Nigeria is the most populous country in Africa, with a population of approximately 226 million people. One of the most outstanding aspects of the country is the fact that it is made up of 250 different ethnic groups. Diversity is beautiful because it allows people of different beliefs, traditions, and cultures to learn from each other. It can also be a recipe for disaster if there is no perceived fairness and understanding in relationships between these different people. This perception is applicable to the tensions that existed between the nomadic Fulani herders and farmers in the north-western region of Nigeria.
The Fulani herders are nomadic herders of cattle. They move around the region as their name indicates. They are ethnic people of that area of Nigeria and they speak Fula. The herders compete with the farmers for resources such as land and water. Climate change has played a direct hand in the conflict between the herders and farmers. The Sahara Desert is spreading into Nigeria; causing deforestation, making the land unsuitable for farming, and depleting sources of water. This means there are fewer resources to go around, causing conflict. These clashes between herders and farmers have led to both sides arming themselves. These armed groups have been labeled as vigilantes who simply want to protect themselves. In any situation that involves guns and violence, there are bound to be more opportunistic people who take advantage of a situation. The bandits that now terrorize the Nigerian northern states of Zamfara, Katsina, Sokoto, Kebbi, and Kaduna, are made up of Fulani herders as well as opportunistic criminals. A prominent group of herders has denied the claim that it is them carrying out the banditry. Miyeti Allah, a group of cattle breeders, deflects the blame away from themselves claiming that they are victims of the bandits. They claim their members have been kidnapped and their cattle were stolen. “Our cows have been rustled. The bandits are a bunch of criminals comprising of all sorts of groups,” said the national secretary of Miyeti Allah.
The bandits have varying modes of operation. They are mostly based in the forests found in parts of the northern region of Nigeria. Motorcycles are their preferred mode of transport. Two of the bandits would be seated on a motorcycle, each of them carrying an AK-47. Villages are usually their targets. They attack the villages, shooting to kill, robbing, and stealing. They have been known to abduct women as well. Kidnapping for ransom is another one of their means of terrorizing the villages in the northern states. The bandits demand ransoms ranging from $20 to $200,000. According to reports, during the height of kidnappings between 2017 and 2018, there would be over 10 kidnappings a day on the main road from Nigeria’s capital Abuja to Kaduna in the northwest of the country.
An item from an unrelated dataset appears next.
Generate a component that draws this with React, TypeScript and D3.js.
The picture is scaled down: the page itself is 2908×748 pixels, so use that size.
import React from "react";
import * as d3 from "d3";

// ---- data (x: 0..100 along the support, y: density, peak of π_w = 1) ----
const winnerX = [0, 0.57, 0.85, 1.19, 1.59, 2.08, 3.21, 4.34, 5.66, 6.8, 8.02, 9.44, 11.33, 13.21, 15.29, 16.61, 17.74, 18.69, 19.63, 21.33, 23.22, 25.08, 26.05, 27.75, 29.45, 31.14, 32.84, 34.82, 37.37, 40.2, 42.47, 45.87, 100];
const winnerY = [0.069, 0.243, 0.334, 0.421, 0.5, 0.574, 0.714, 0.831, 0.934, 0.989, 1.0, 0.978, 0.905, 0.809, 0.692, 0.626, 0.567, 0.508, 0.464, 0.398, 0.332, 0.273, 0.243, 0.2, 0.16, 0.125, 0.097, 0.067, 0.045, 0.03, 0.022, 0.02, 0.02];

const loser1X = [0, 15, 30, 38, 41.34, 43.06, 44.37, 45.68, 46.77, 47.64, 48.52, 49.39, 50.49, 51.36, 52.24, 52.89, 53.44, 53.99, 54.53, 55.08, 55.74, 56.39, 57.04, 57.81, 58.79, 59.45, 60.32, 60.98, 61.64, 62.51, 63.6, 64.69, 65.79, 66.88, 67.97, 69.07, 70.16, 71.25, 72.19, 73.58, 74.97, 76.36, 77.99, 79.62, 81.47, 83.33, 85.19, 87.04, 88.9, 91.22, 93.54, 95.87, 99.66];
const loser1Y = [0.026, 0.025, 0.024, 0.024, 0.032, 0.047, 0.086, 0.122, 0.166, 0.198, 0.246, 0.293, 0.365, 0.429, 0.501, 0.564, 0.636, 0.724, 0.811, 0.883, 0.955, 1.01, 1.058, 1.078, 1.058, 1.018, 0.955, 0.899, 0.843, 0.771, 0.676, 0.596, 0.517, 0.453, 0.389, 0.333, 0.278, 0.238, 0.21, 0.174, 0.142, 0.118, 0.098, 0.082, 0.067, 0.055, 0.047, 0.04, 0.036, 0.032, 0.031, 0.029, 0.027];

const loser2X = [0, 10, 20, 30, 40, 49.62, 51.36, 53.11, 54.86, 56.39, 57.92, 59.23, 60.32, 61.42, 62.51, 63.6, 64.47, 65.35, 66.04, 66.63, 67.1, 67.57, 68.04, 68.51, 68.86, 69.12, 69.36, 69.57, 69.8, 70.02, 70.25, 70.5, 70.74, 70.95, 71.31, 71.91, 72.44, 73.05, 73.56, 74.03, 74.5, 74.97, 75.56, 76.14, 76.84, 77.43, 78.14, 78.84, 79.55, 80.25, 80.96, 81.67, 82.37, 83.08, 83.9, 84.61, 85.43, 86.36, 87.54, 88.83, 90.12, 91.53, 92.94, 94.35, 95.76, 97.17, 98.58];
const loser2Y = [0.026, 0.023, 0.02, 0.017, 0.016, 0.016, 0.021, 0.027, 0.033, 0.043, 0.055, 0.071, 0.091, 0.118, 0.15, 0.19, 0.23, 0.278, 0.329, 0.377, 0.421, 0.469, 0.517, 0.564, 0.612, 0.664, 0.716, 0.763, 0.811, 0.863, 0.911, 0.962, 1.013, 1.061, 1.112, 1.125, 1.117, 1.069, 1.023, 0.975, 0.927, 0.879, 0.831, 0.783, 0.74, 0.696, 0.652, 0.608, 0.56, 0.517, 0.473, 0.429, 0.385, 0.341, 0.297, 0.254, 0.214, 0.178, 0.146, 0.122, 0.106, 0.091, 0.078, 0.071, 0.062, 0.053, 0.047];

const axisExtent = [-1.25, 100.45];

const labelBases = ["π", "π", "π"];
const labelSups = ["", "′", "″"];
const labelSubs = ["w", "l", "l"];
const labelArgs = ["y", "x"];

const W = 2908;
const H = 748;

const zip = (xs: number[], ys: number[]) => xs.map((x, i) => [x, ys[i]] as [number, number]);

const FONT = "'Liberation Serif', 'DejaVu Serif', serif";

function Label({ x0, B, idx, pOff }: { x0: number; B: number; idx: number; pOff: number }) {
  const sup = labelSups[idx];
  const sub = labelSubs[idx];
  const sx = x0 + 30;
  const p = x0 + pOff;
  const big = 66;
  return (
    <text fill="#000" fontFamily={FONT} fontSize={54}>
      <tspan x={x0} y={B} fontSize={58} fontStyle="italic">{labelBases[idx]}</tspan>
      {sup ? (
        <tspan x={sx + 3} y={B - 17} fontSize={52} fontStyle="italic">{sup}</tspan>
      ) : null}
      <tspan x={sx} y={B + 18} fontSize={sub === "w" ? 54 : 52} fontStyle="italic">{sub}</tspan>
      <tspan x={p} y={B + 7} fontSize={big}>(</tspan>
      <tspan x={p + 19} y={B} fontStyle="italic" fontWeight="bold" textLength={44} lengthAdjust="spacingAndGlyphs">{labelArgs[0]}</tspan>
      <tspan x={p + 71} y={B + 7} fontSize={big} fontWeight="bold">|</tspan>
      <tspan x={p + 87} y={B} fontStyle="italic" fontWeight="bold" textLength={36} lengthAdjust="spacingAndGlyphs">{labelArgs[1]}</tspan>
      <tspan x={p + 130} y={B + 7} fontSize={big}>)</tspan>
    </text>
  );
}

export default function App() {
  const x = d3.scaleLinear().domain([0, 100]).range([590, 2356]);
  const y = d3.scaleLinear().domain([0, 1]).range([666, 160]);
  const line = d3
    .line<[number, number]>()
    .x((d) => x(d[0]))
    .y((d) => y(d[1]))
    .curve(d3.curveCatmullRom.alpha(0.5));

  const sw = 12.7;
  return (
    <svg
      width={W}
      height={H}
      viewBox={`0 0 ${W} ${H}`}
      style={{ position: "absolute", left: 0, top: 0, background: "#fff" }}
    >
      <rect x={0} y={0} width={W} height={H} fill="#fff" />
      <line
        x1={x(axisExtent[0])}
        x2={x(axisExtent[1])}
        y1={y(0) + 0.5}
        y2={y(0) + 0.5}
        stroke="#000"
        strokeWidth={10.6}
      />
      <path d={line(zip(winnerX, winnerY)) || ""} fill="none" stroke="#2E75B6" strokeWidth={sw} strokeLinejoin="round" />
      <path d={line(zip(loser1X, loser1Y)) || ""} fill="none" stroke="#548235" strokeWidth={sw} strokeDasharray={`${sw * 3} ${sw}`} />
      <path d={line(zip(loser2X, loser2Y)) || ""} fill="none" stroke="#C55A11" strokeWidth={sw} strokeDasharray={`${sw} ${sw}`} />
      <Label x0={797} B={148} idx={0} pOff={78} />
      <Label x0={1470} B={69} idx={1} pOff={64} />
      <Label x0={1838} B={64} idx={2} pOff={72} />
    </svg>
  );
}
All the states in the north-western region of Nigeria have suffered several attacks. Most recently, more than 200 people were killed in the villages of Zamfara. The bandits attacked villages, shooting people indiscriminately, and destroying their homes. On February 4th, 2022, a group of bandits attacked a village in Zamfara again, murdering at least 33 people. These killings were carried out because of the village’s failure to pay a levy imposed by the bandits. In June 2021, Kebbi experienced attacks that led to 88 fatalities. Before the deaths of those 88 people, there was an occasion in which nine police officers were slaughtered by the bandits while responding to a distress call. A Northern Youth Group condemned attacks that took place in the state of Sokoto. A group of travelers in the area had been set ablaze, leaving 23 dead and several others injured. “Nigeria has been turned into a killing field by these bandits terrorizing the country where innocent civilians looking for their daily bread are forced to live in perpetual fear,” the group said. The fact that Nigeria shares a border with Niger complicates matters further. Some of the bandits operate illegally between the borders, attacking the people in those areas. This has created a refugee crisis with some Nigerians fleeing into Niger in order to escape from the bandits. Reports indicate that 11,500 Nigerians have fled into Niger and remain there as refugees.
Military operations have been launched in order to curb the problem of the bandits. There have been about 10 operations but none of them can be said to have been fully successful. There have been attempts at peace talks, which are problematic because not all of the bandits operate under a single umbrella and they do not stick to their word. The governor of Katsina State, Aminu Bello Masari, met with a group of bandits in order to reach a peace agreement. The governor promised that if the attacks stopped, the bandits would not be prosecuted. These kinds of agreements are not effective. They are difficult to reinforce because they are only with particular groups of bandits, they are not on paper, and are not supported by any Nigerian laws. This means that the problem of banditry will continue in the foreseeable future.
Nigeria is a country of massive potential. One can actually make a solid case that it should be further than it is at the moment in terms of development. One of the problems that hinder Nigeria’s growth is the violence perpetrated by bandits. A solution is needed because the country will be better for it.